The Lighthouse peninsula is a lot cleaner after our Saturday morning river sweep. Eighteen volunteers spent over two hours along the jetty picking up debris washed ashore by recent floods. Plastic, styrofoam and other flotsam filled fifty garbage bags. Our supply barge served as a floating trash hauler, delivering two mounded boatloads to the Coast Guard station. The garbage filled a Public Works dump-truck and then some. The largest single piece of waste: an abandoned heating oil tank carried in by superstorm Sandy.

Thanks from the Saugerties Lighthouse Conservancy to all those who made this clean-up possible: to Riverkeeper for helping to organize the event and supplying trash bags, to the Coast Guard for allowing us to unload trash at their pier, to the Village of Saugerties Department of Public Works for hauling away the trash, to the Platte Clove Bruderhof community for sending a team of hard-workers, and to all the volunteers who braved the muck on Saturday morning.

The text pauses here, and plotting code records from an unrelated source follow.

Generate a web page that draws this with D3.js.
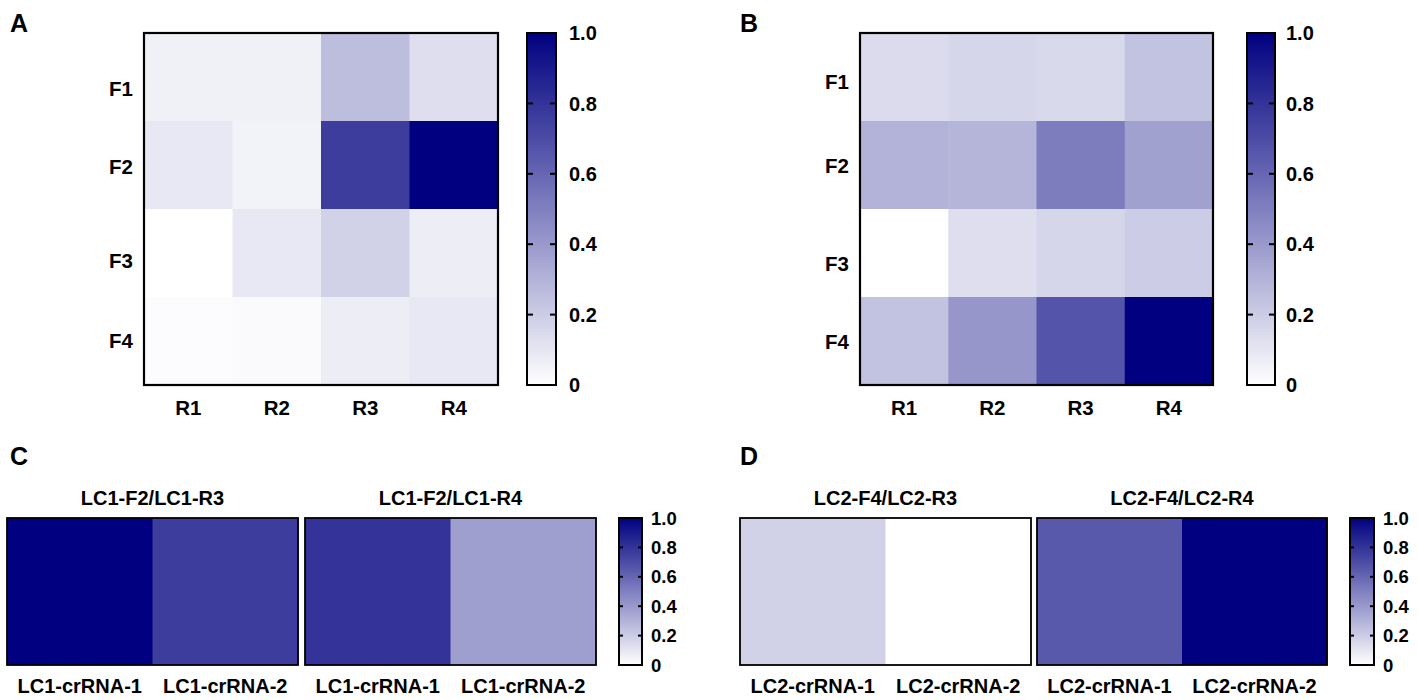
<!DOCTYPE html>
<html>
<head>
<meta charset="utf-8">
<script src="https://cdn.jsdelivr.net/npm/d3@7"></script>
<style>
  html, body { margin: 0; padding: 0; background: #fff; }
  svg { display: block; }
  text { font-family: "Liberation Sans", Arial, sans-serif; font-weight: bold; fill: #000; }
</style>
</head>
<body>
<svg id="chart" width="1418" height="700"></svg>
<script>
// ---------- DATA ----------
const rowsAB = ["F1", "F2", "F3", "F4"];
const colsAB = ["R1", "R2", "R3", "R4"];
const valuesA = [
  [0.06, 0.06, 0.26, 0.13],
  [0.09, 0.05, 0.76, 1.00],
  [0.00, 0.09, 0.18, 0.07],
  [0.01, 0.02, 0.07, 0.09]
];
const valuesB = [
  [0.14, 0.16, 0.15, 0.24],
  [0.30, 0.29, 0.51, 0.37],
  [0.00, 0.13, 0.16, 0.20],
  [0.24, 0.41, 0.67, 1.00]
];
const titlesC = ["LC1-F2/LC1-R3", "LC1-F2/LC1-R4"];
const labelsC = ["LC1-crRNA-1", "LC1-crRNA-2"];
const valuesC = [[1.00, 0.76], [0.80, 0.38]];
const titlesD = ["LC2-F4/LC2-R3", "LC2-F4/LC2-R4"];
const labelsD = ["LC2-crRNA-1", "LC2-crRNA-2"];
const valuesD = [[0.18, 0.00], [0.65, 1.00]];
const barTicks = [0, 0.2, 0.4, 0.6, 0.8, 1.0];
const barTickLabels = ["0", "0.2", "0.4", "0.6", "0.8", "1.0"];
const panelLetters = ["A", "B", "C", "D"];

// ---------- LAYOUT (style only) ----------
const rowLabelNudgeA = [12, 2, 8, 0];
const rowLabelNudgeB = [5, 1, 11, 1];

// ---------- SETUP ----------
const svg = d3.select("#chart");
const color = d3.scaleLinear().domain([0, 1]).range(["#ffffff", "#000080"]).interpolate(d3.interpolateRgb);

const defs = svg.append("defs");
const grad = defs.append("linearGradient").attr("id", "cbar")
  .attr("x1", 0).attr("y1", 1).attr("x2", 0).attr("y2", 0);
d3.range(0, 1.0001, 0.1).forEach(t => {
  grad.append("stop").attr("offset", t).attr("stop-color", color(t));
});

function colorbar(g, x0, x1, y0, y1, fontSize, tickLen, gap) {
  const y = d3.scaleLinear().domain([0, 1]).range([y1, y0]);
  g.append("rect").attr("x", x0).attr("y", y0).attr("width", x1 - x0).attr("height", y1 - y0)
    .attr("fill", "url(#cbar)").attr("stroke", "#000").attr("stroke-width", 2);
  barTicks.forEach((t, i) => {
    if (t > 0 && t < 1) {
      g.append("line").attr("x1", x0).attr("x2", x0 + tickLen).attr("y1", y(t)).attr("y2", y(t))
        .attr("stroke", "#000").attr("stroke-width", 2);
      g.append("line").attr("x1", x1 - tickLen).attr("x2", x1).attr("y1", y(t)).attr("y2", y(t))
        .attr("stroke", "#000").attr("stroke-width", 2);
    }
    g.append("text").attr("x", x1 + gap).attr("y", y(t)).attr("dy", "0.36em")
      .attr("font-size", fontSize).text(barTickLabels[i]);
  });
}

function squareHeatmap(g, values, xRange, yRange, nudge) {
  const x = d3.scaleBand().domain(colsAB).range(xRange);
  const y = d3.scaleBand().domain(rowsAB).range(yRange);
  rowsAB.forEach((r, i) => {
    colsAB.forEach((c, j) => {
      g.append("rect").attr("x", x(c)).attr("y", y(r))
        .attr("width", x.bandwidth() + 0.5).attr("height", y.bandwidth() + 0.5)
        .attr("fill", color(values[i][j]));
    });
  });
  g.append("rect").attr("x", xRange[0]).attr("y", yRange[0])
    .attr("width", xRange[1] - xRange[0]).attr("height", yRange[1] - yRange[0])
    .attr("fill", "none").attr("stroke", "#000").attr("stroke-width", 2.2);
  rowsAB.forEach((r, i) => {
    g.append("text").attr("x", xRange[0] - 11).attr("y", y(r) + y.bandwidth() / 2 + nudge[i])
      .attr("dy", "0.36em").attr("text-anchor", "end").attr("font-size", 20.5).text(r);
  });
  colsAB.forEach(c => {
    g.append("text").attr("x", x(c) + x.bandwidth() / 2).attr("y", yRange[1] + 23)
      .attr("dy", "0.36em").attr("text-anchor", "middle").attr("font-size", 20.5).text(c);
  });
}

function stripHeatmap(g, title, labels, vals, xRange, yRange) {
  const x = d3.scaleBand().domain(labels).range(xRange);
  labels.forEach((l, j) => {
    g.append("rect").attr("x", x(l)).attr("y", yRange[0])
      .attr("width", x.bandwidth() + 0.5).attr("height", yRange[1] - yRange[0])
      .attr("fill", color(vals[j]));
    g.append("text").attr("x", x(l) + x.bandwidth() / 2).attr("y", yRange[1] + 21)
      .attr("dy", "0.36em").attr("text-anchor", "middle").attr("font-size", 20).text(l);
  });
  g.append("rect").attr("x", xRange[0]).attr("y", yRange[0])
    .attr("width", xRange[1] - xRange[0]).attr("height", yRange[1] - yRange[0])
    .attr("fill", "none").attr("stroke", "#000").attr("stroke-width", 1.8);
  g.append("text").attr("x", (xRange[0] + xRange[1]) / 2).attr("y", yRange[0] - 20)
    .attr("dy", "0.36em").attr("text-anchor", "middle").attr("font-size", 20).text(title);
}

// ---------- PANEL A ----------
const gA = svg.append("g");
squareHeatmap(gA, valuesA, [144, 498], [33, 385], rowLabelNudgeA);
colorbar(gA, 527, 556, 33, 385, 20, 6, 13);

// ---------- PANEL B ----------
const gB = svg.append("g");
squareHeatmap(gB, valuesB, [860, 1213], [33, 385], rowLabelNudgeB);
colorbar(gB, 1247, 1275, 33, 385, 20, 6, 11);

// ---------- PANEL C ----------
const gC = svg.append("g");
stripHeatmap(gC, titlesC[0], labelsC, valuesC[0], [7, 298], [518, 665]);
stripHeatmap(gC, titlesC[1], labelsC, valuesC[1], [305, 596], [518, 665]);
colorbar(gC, 619, 642, 518, 665, 18.5, 4, 9);

// ---------- PANEL D ----------
const gD = svg.append("g");
stripHeatmap(gD, titlesD[0], labelsD, valuesD[0], [740, 1031], [518, 665]);
stripHeatmap(gD, titlesD[1], labelsD, valuesD[1], [1037, 1327], [518, 665]);
colorbar(gD, 1350, 1374, 518, 665, 18.5, 4, 9);

// ---------- PANEL LETTERS ----------
const letterPos = [[10, 32], [740, 32], [10, 465], [740, 465]];
panelLetters.forEach((l, i) => {
  svg.append("text").attr("x", letterPos[i][0]).attr("y", letterPos[i][1])
    .attr("font-size", 25).text(l);
});
</script>
</body>
</html>
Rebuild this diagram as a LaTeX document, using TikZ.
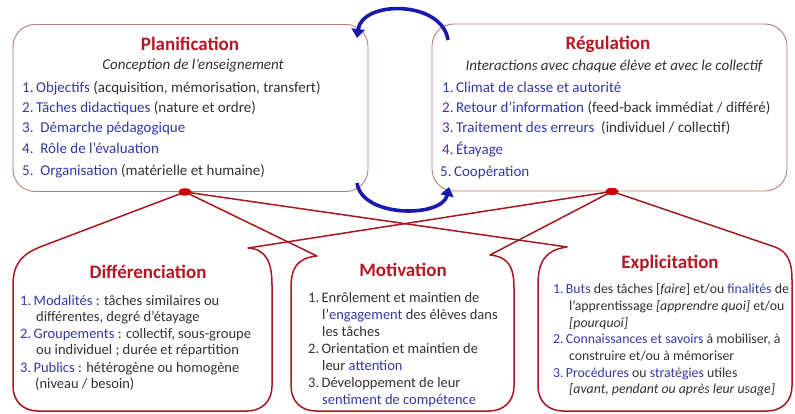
\documentclass[tikz,border=0pt]{standalone}
\usepackage{fontspec}
\setmainfont{Carlito}
\usetikzlibrary{arrows.meta,shapes.geometric}
\definecolor{tred}{RGB}{180,25,35}
\definecolor{tblue}{RGB}{55,55,165}
\definecolor{tgray}{RGB}{50,50,50}
\definecolor{boxline}{RGB}{185,125,120}
\definecolor{cred}{RGB}{165,25,30}
\definecolor{dotred}{RGB}{205,0,0}
\definecolor{arrblue}{RGB}{25,25,175}
\newcommand{\bl}[1]{\textcolor{tblue}{#1}}
\begin{document}
\begin{tikzpicture}[x=1pt,y=-1pt,
  topbox/.style={draw=boxline,line width=0.9pt,rounded corners=22pt,minimum width=355pt,minimum height=167pt,inner sep=0pt},
  dotnode/.style={ellipse,fill=dotred,draw=none,minimum width=13pt,minimum height=7pt,inner sep=0pt},
  callout/.style={draw=cred,line width=1.5pt,line join=round},
  cyc/.style={draw=arrblue,line width=3.6pt,-{Triangle[length=9pt,width=13pt]}},
  ttl/.style={anchor=base,inner sep=0pt,text=tred,font=\fontsize{19}{22}\selectfont\bfseries},
  sub/.style={anchor=base,inner sep=0pt,text=tgray,font=\fontsize{15}{18}\selectfont\itshape},
  tx/.style={anchor=base west,inner sep=0pt,text=tgray,font=\fontsize{15}{18}\selectfont},
  bt/.style={anchor=base west,inner sep=0pt,text=tgray,font=\fontsize{14.5}{17}\selectfont},
  et/.style={anchor=base west,inner sep=0pt,text=tgray,font=\fontsize{13.8}{17}\selectfont}]
\useasboundingbox (0,0) rectangle (795,414);
\fill[white] (0,0) rectangle (795,414);

% top boxes
\node[topbox] (plan) at (190.5,108) {};
\node[topbox] (reg) at (609.5,107.5) {};

% dots and attachment points
\node[dotnode] (P) at ([xshift=-5.5pt]plan.south) {};
\node[dotnode] (R) at ([xshift=2.5pt]reg.south) {};
\coordinate (dTL) at (40,247);
\coordinate (dTR) at (248,248);
\coordinate (mTL) at (317,256);
\coordinate (mTR) at (490,255);
\coordinate (eTL) at (567,247);
\coordinate (eTR) at (775,247);

% bottom callout boxes hanging from both dots
\draw[callout] (P.center) -- (dTL) .. controls (20,255) and (13,266) .. (13,285) -- (13,386)
  .. controls (13,401) and (23,411) .. (38,411) -- (247,411)
  .. controls (262,411) and (272,401) .. (272,386) -- (272,285)
  .. controls (272,262) and (266,249) .. (dTR) -- (R.center);
\draw[callout] (P.center) -- (mTL) .. controls (297,258) and (291,268) .. (291,288) -- (291,386)
  .. controls (291,401) and (301,411) .. (316,411) -- (489,411)
  .. controls (504,411) and (514,401) .. (514,386) -- (514,288)
  .. controls (514,266) and (508,257) .. (mTR) -- (R.center);
\draw[callout] (P.center) -- (eTL) .. controls (545,250) and (538,262) .. (538,285) -- (538,386)
  .. controls (538,401) and (548,411) .. (563,411) -- (767,411)
  .. controls (782,411) and (792,401) .. (792,386) -- (792,280)
  .. controls (792,262) and (788,252) .. (eTR) -- (R.center);
\node[dotnode] at (P) {};
\node[dotnode] at (R) {};

% cycle arrows
\coordinate (ta1) at (448,40);
\coordinate (ta2) at (357,38);
\coordinate (ba1) at (357,183);
\coordinate (ba2) at (449,187);
\draw[cyc] (ta1) .. controls (442,0) and (362,0) .. (ta2);
\draw[cyc] (ba1) .. controls (362,218) and (442,218) .. (ba2);

% Planification
\node[ttl] (p0) at (190,51) {Planification};
\node[sub] (ps) at (193,70) {Conception de l’enseignement};
\node[tx] (p1) at (22,93) {\bl{1.\,Objectifs} (acquisition, mémorisation, transfert)};
\node[tx] (p2) at (22,113) {\bl{2.\,Tâches didactiques} (nature et ordre)};
\node[tx] (p3) at (22,133) {\bl{3.\ \ Démarche pédagogique}};
\node[tx] (p4) at (22,154) {\bl{4.\ \ Rôle de l’évaluation}};
\node[tx] (p5) at (22,176) {\bl{5.\ \ Organisation} (matérielle et humaine)};

% Regulation
\node[ttl] (r0) at (608,50) {Régulation};
\node[sub] (rs) at (614,71) {Interactions avec chaque élève et avec le collectif};
\node[tx] (r1) at (442,93) {\bl{1.\,Climat de classe et autorité}};
\node[tx] (r2) at (442,113) {\bl{2.\,Retour d’information} (feed-back immédiat / différé)};
\node[tx] (r3) at (442,133) {\bl{3.\,Traitement des erreurs}\ \ (individuel / collectif)};
\node[tx] (r4) at (442,155) {\bl{4.\,Étayage}};
\node[tx] (r5) at (440,177) {\bl{5.\,Coopération}};

% Differenciation
\node[ttl] (d0) at (148,278) {Différenciation};
\node[bt] (d1) at (20,305) {\bl{1.\,Modalités} : tâches similaires ou};
\node[bt] (d1b) at (36,321) {différentes, degré d’étayage};
\node[bt] (d2) at (20,338) {\bl{2.\,Groupements} : collectif, sous-groupe};
\node[bt] (d2b) at (36,354) {ou individuel ; durée et répartition};
\node[bt] (d3) at (20,372) {\bl{3.\,Publics} : hétérogène ou homogène};
\node[bt] (d3b) at (35,388) {(niveau / besoin)};

% Motivation
\node[ttl] (m0) at (403,276) {Motivation};
\node[bt] (m1) at (308,302) {1.\,Enrôlement et maintien de};
\node[bt] (m1b) at (322,319) {l’\bl{engagement} des élèves dans};
\node[bt] (m1c) at (322,336) {les tâches};
\node[bt] (m2) at (308,353) {2.\,Orientation et maintien de};
\node[bt] (m2b) at (322,370) {leur \bl{attention}};
\node[bt] (m3) at (308,387) {3.\,Développement de leur};
\node[bt] (m3b) at (322,404) {\bl{sentiment de compétence}};

% Explicitation
\node[ttl] (e0) at (670,269) {Explicitation};
\node[et] (e1) at (553,293) {\bl{1.\,Buts} des tâches [\textit{faire}] et/ou \bl{finalités} de};
\node[et] (e1b) at (569,310) {l’apprentissage \textit{[apprendre quoi]} et/ou};
\node[et] (e1c) at (569,327) {\textit{[pourquoi]}};
\node[et] (e2) at (553,343) {\bl{2.\,Connaissances et savoirs} à mobiliser, à};
\node[et] (e2b) at (569,360) {construire et/ou à mémoriser};
\node[et] (e3) at (553,377) {\bl{3.\,Procédures} ou \bl{stratégies} utiles};
\node[et] (e3b) at (569,393) {\textit{[avant, pendant ou après leur usage]}};
\end{tikzpicture}
\end{document}
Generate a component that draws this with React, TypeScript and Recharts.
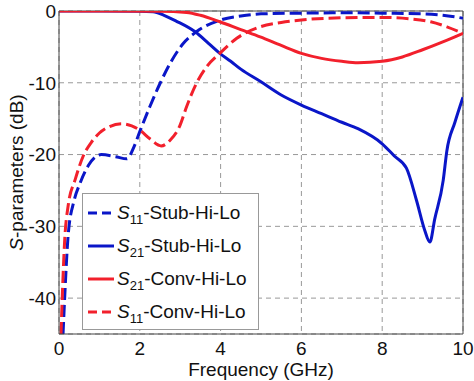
import {
  CartesianGrid,
  Legend,
  Line,
  LineChart,
  ReferenceLine,
  XAxis,
  YAxis,
} from "recharts";

const BLUE = "#0a16c8";
const RED = "#f2202c";

const freqTicks = [0, 2, 4, 6, 8, 10];
const dbTicks = [0, -10, -20, -30, -40];

// [GHz, dB]
const s11Stub = [
  [0.1, -45], [0.14, -40], [0.23, -31], [0.37, -26.5], [0.52, -24], [0.73, -21.5],
  [1.05, -20], [1.4, -20.3], [1.68, -20.6], [1.85, -19], [2.0, -16.8], [2.25, -13.3],
  [2.5, -10.1], [2.75, -7.3], [3.08, -4.5], [3.4, -2.9], [4, -1.25], [4.5, -0.7],
  [5, -0.4], [6, -0.3], [7, -0.25], [8, -0.3], [9, -0.4], [9.5, -0.6], [10, -1.0],
];
const s21Stub = [
  [0, 0], [2, -0.02], [2.33, -0.1], [2.6, -0.6], [2.9, -1.4], [3.37, -2.9], [3.7, -4.5],
  [3.98, -5.9], [4.25, -7.0], [4.5, -8.1], [4.98, -9.8], [5.5, -11.7], [6.0, -13.1],
  [6.5, -14.3], [7.0, -15.5], [7.4, -16.4], [8.0, -18.5], [8.3, -20.2], [8.6, -21.9],
  [8.85, -26.4], [9.05, -30.5], [9.18, -32.2], [9.3, -29], [9.51, -23.6], [9.6, -19.5],
  [9.8, -15.5], [10, -12.0],
];
const s21Conv = [
  [0, 0], [2.5, -0.02], [3.16, -0.2], [3.5, -0.6], [3.98, -1.5], [4.5, -2.6], [4.98, -3.6],
  [5.5, -4.8], [6, -5.9], [6.5, -6.6], [7, -7.0], [7.4, -7.2], [8, -7.0], [8.5, -6.4],
  [9, -5.4], [9.5, -4.3], [10, -3.1],
];
const s11Conv = [
  [0.05, -45], [0.08, -40], [0.14, -32], [0.23, -27], [0.4, -23.5], [0.6, -20.2],
  [0.8, -18.3], [1.0, -17], [1.25, -16.1], [1.55, -15.7], [1.8, -16], [2.0, -16.6],
  [2.25, -17.8], [2.53, -18.8], [2.75, -18.0], [2.99, -16.0], [3.16, -13.3], [3.4, -10.1],
  [3.65, -7.8], [3.98, -5.9], [4.4, -3.8], [4.98, -2.2], [5.5, -1.6], [6, -1.25],
  [7, -0.95], [8, -0.9], [8.7, -1.1], [9.2, -1.5], [9.6, -2.2], [10, -3.1],
];

const toRows = (pts: number[][]) => pts.map(([f, db]) => ({ f, db }));

const series = [
  { key: "s11Stub", sub: "11", name: "-Stub-Hi-Lo", color: BLUE, dash: true, pts: s11Stub },
  { key: "s21Stub", sub: "21", name: "-Stub-Hi-Lo", color: BLUE, dash: false, pts: s21Stub },
  { key: "s21Conv", sub: "21", name: "-Conv-Hi-Lo", color: RED, dash: false, pts: s21Conv },
  { key: "s11Conv", sub: "11", name: "-Conv-Hi-Lo", color: RED, dash: true, pts: s11Conv },
];

const FONT = "'Liberation Sans', Arial, sans-serif";

const LegendBox = () => (
  <div
    style={{
      border: "1px solid #999",
      background: "#fff",
      width: 177,
      height: 137,
      boxSizing: "border-box",
      padding: "2px 0 0 5px",
      fontFamily: FONT,
      fontSize: 19,
      color: "#111",
      textAlign: "left",
    }}
  >
    {series.map((s) => (
      <div key={s.key} style={{ display: "flex", alignItems: "center", height: 33 }}>
        <svg width={27} height={10} style={{ flexShrink: 0 }}>
          <line
            x1={0}
            y1={5}
            x2={26}
            y2={5}
            stroke={s.color}
            strokeWidth={3}
            strokeDasharray={s.dash ? "9 5" : undefined}
          />
        </svg>
        <span style={{ marginLeft: 2, whiteSpace: "nowrap", lineHeight: "20px" }}>
          <i>S</i>
          <sub style={{ fontSize: 13, lineHeight: 0 }}>{s.sub}</sub>
          {s.name}
        </span>
      </div>
    ))}
  </div>
);

export default function App() {
  return (
    <div style={{ position: "absolute", left: 0, top: 0, background: "#fff" }}>
      <LineChart
        width={474}
        height={381}
        margin={{ top: 11, right: 11, bottom: 7, left: 0 }}
        style={{ fontFamily: FONT }}
      >
        <CartesianGrid stroke="#999" strokeDasharray="5 4" />
        <XAxis
          type="number"
          dataKey="f"
          domain={[0, 10]}
          ticks={freqTicks}
          height={40}
          tickLine={false}
          stroke="#444"
          tick={{ fill: "#111", fontSize: 19 }}
          allowDataOverflow
          label={(props: any) => {
            const vb = props.viewBox;
            return (
              <text x={vb.x + vb.width / 2} y={376} textAnchor="middle" fontSize={19} fill="#111">
                Frequency (GHz)
              </text>
            );
          }}
        />
        <YAxis
          type="number"
          domain={[-45, 0]}
          ticks={dbTicks}
          width={59}
          tickLine={false}
          tickSize={3}
          tickMargin={0}
          stroke="#444"
          tick={{ fill: "#111", fontSize: 19 }}
          allowDataOverflow
          label={(props: any) => {
            const vb = props.viewBox;
            const cy = vb.y + vb.height / 2;
            return (
              <text
                x={23}
                y={cy}
                transform={`rotate(-90 23 ${cy})`}
                textAnchor="middle"
                fontSize={19}
                fill="#111"
              >
                <tspan fontStyle="italic">S</tspan>
                <tspan>-parameters (dB)</tspan>
              </text>
            );
          }}
        />
        <ReferenceLine y={0} stroke="#444" />
        <ReferenceLine x={10} stroke="#444" />
        {series.map((s) => (
          <Line
            key={s.key}
            data={toRows(s.pts)}
            dataKey="db"
            type="monotone"
            stroke={s.color}
            strokeWidth={3}
            strokeDasharray={s.dash ? "12 5" : undefined}
            dot={false}
            activeDot={false}
            isAnimationActive={false}
          />
        ))}
        <Legend
          layout="horizontal"
          verticalAlign="middle"
          align="center"
          content={() => <LegendBox />}
          wrapperStyle={{ position: "absolute", left: 82, top: 193, width: 177, height: 137 }}
        />
      </LineChart>
    </div>
  );
}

The shoreline sweep was helped along by previous clean-up efforts this spring. The Catskill Mountain Canoes, a local Girl Scout canoe racing team, took the initiative and paddled out on May 1st to collect trash along the jetties at the mouth of the creek. On Earth Day in April, fourth graders from Cahill Elementary School walked to the Lighthouse and picked up trash along the trail. Special thanks goes out to these two groups for their part in tidying up the area.